Pauli-Villars is an approach to fixing this within the context of perturbation theory. It is a perturbative regulator. What does it mean physically? Nothing, really. On the contrary, like the non-perturbative lattice regulator, it's just an artificial way of protecting our calculations from what we don't know (or don't want to mess with) about the extreme UV physics.
Here's an excerpt from pages 866-867 in DeWitt (2003), The Global Approach to Quantum Field Theory (two volumes, Oxford University Press):
In [the Pauli-Villars scheme] one replaces Feynman propagators by differences between Feynman propagators corresponding to fields having different masses. ... It does not correspond to any `vacuum' expectation value and cannot be obtained, with any boundary conditions, from the functional integral for the model. Therefore the Pauli-Villars scheme can in no sense be regarded as a 'physical' modification of a quantum field theory, even a modification that allows states of arbitrarily negative energy.
Regarding the Casimir effect, maybe what Schwartz meant is that the magnitude of the effect is not sensitive to the precise value of the UV cutoff, whether implemented using Pauli-Villars or a lattice. The Casimir effect, at least the simplest version of it, can be modeled using boundary conditions on a free-field model instead of as material plates in an interacting model. In the free-field approach, we can do the calculations exactly with a suitable regulator (like a lattice) and confirm that the force has a finite limit as the UV cutoff is sent to infinity. In this sense, the high-frequency modes don't affect the result.
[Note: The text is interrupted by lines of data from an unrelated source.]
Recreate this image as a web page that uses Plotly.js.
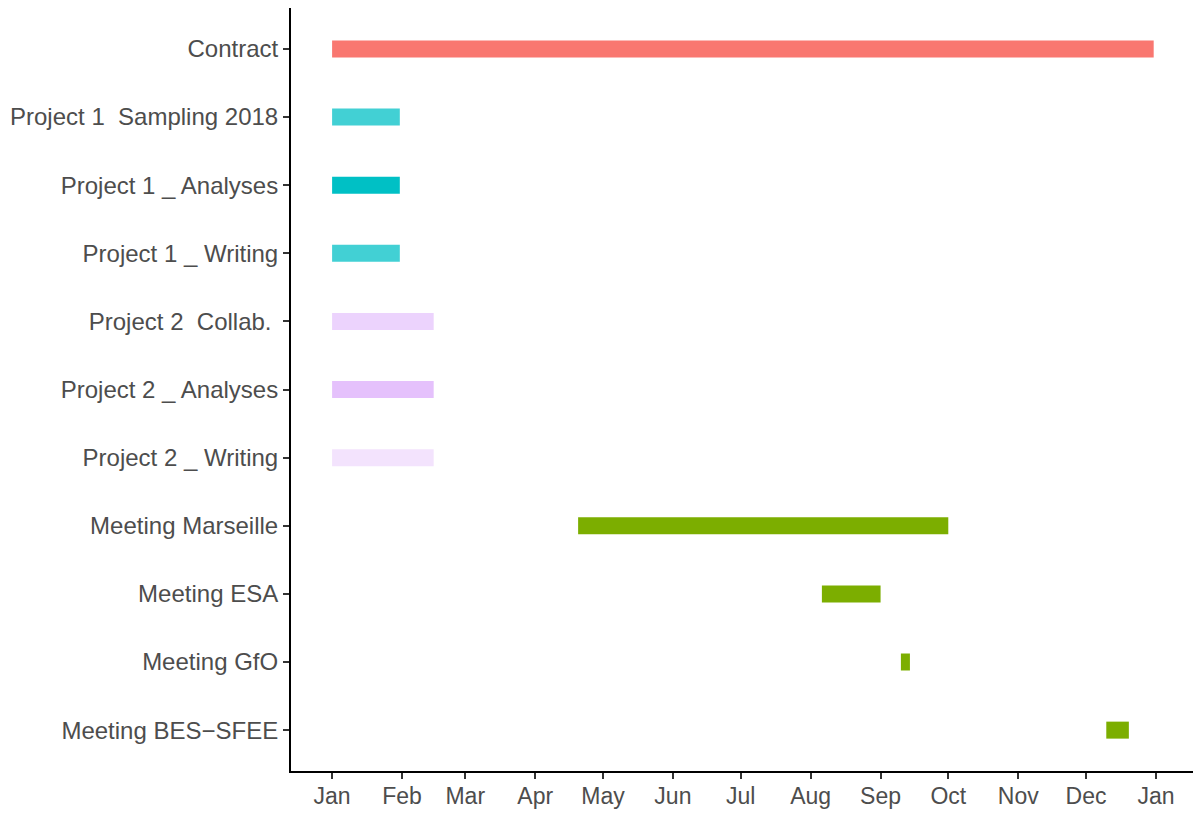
<!DOCTYPE html>
<html>
<head>
<meta charset="utf-8">
<script src="https://cdn.plot.ly/plotly-3.0.1.min.js"></script>
<style>html,body{margin:0;padding:0;background:#fff;}#chart{width:1198px;height:813px;}</style>
</head>
<body>
<div id="chart"></div>
<script>
var tasks = ["Contract", "Project 1\u00a0 Sampling 2018", "Project 1 _ Analyses", "Project 1 _ Writing",
  "Project 2\u00a0 Collab.\u00a0", "Project 2 _ Analyses", "Project 2 _ Writing",
  "Meeting Marseille", "Meeting ESA", "Meeting GfO", "Meeting BES\u2212SFEE"];
var starts = ["2018-01-01", "2018-01-01", "2018-01-01", "2018-01-01", "2018-01-01", "2018-01-01", "2018-01-01",
  "2018-04-20", "2018-08-06", "2018-09-10", "2018-12-10"];
var ends = ["2018-12-31", "2018-01-31", "2018-01-31", "2018-01-31", "2018-02-15", "2018-02-15", "2018-02-15",
  "2018-10-01", "2018-09-01", "2018-09-14", "2018-12-20"];
var colors = ["#F97770", "#42D0D4", "#00C0C5", "#42D0D4", "#ECD3FD", "#E5C1FC", "#F3E3FD",
  "#7CAE00", "#7CAE00", "#7CAE00", "#7CAE00"];

var traces = tasks.map(function (t, i) {
  return {
    type: "scatter", mode: "lines",
    x: [starts[i], ends[i]], y: [t, t],
    line: {color: colors[i], width: 17},
    hoverinfo: "x+y", showlegend: false
  };
});

var layout = {
  width: 1198, height: 813,
  margin: {l: 291, r: 5, t: 8, b: 42},
  paper_bgcolor: "#fff", plot_bgcolor: "#fff",
  font: {family: "Arial, Liberation Sans, sans-serif", size: 24, color: "#4D4D4D"},
  showlegend: false,
  xaxis: {
    type: "date",
    range: ["2017-12-13 19:00", "2019-01-17 10:00"],
    tick0: "2018-01-01", dtick: "M1", tickformat: "%b",
    showgrid: false, zeroline: false,
    showline: true, linecolor: "#000", linewidth: 2,
    ticks: "outside", ticklen: 6, tickwidth: 2, tickcolor: "#333",
    ticklabelstandoff: -3,
    tickfont: {size: 23, color: "#4D4D4D"}
  },
  yaxis: {
    type: "category",
    categoryorder: "array", categoryarray: tasks,
    range: [10.6, -0.6],
    showgrid: false, zeroline: false,
    showline: true, linecolor: "#000", linewidth: 2,
    ticks: "outside", ticklen: 6, tickwidth: 2, tickcolor: "#333",
    tickfont: {size: 24, color: "#4D4D4D"}
  }
};

Plotly.newPlot("chart", traces, layout, {displayModeBar: false, staticPlot: true});
</script>
</body>
</html>
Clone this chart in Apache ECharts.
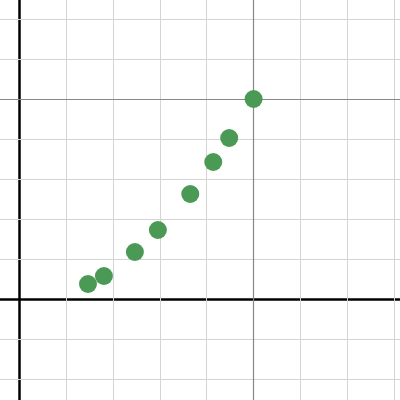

I don't have that book on hand, but I'm guessing that this is probably what Schwartz meant.
The Casimir effect can be calculated using any regulator, and can probably even be calculated without using a regulator in the free-field case. The calculation can also be done using a lattice regulator, and it has a finite limit as the lattice spacing becomes much smaller than the distance between the "plates" (modeled artificially as boundary conditions). Which regulator we use shouldn't matter, because we end up removing the cutoff anyway.
Different regulators may have different advantages in different contexts. Pauli-Villars is nice for preserving gauge invariance, if the symmetries allow mass terms. This is a matter of mathematical convenience, though, not a matter of physical significance.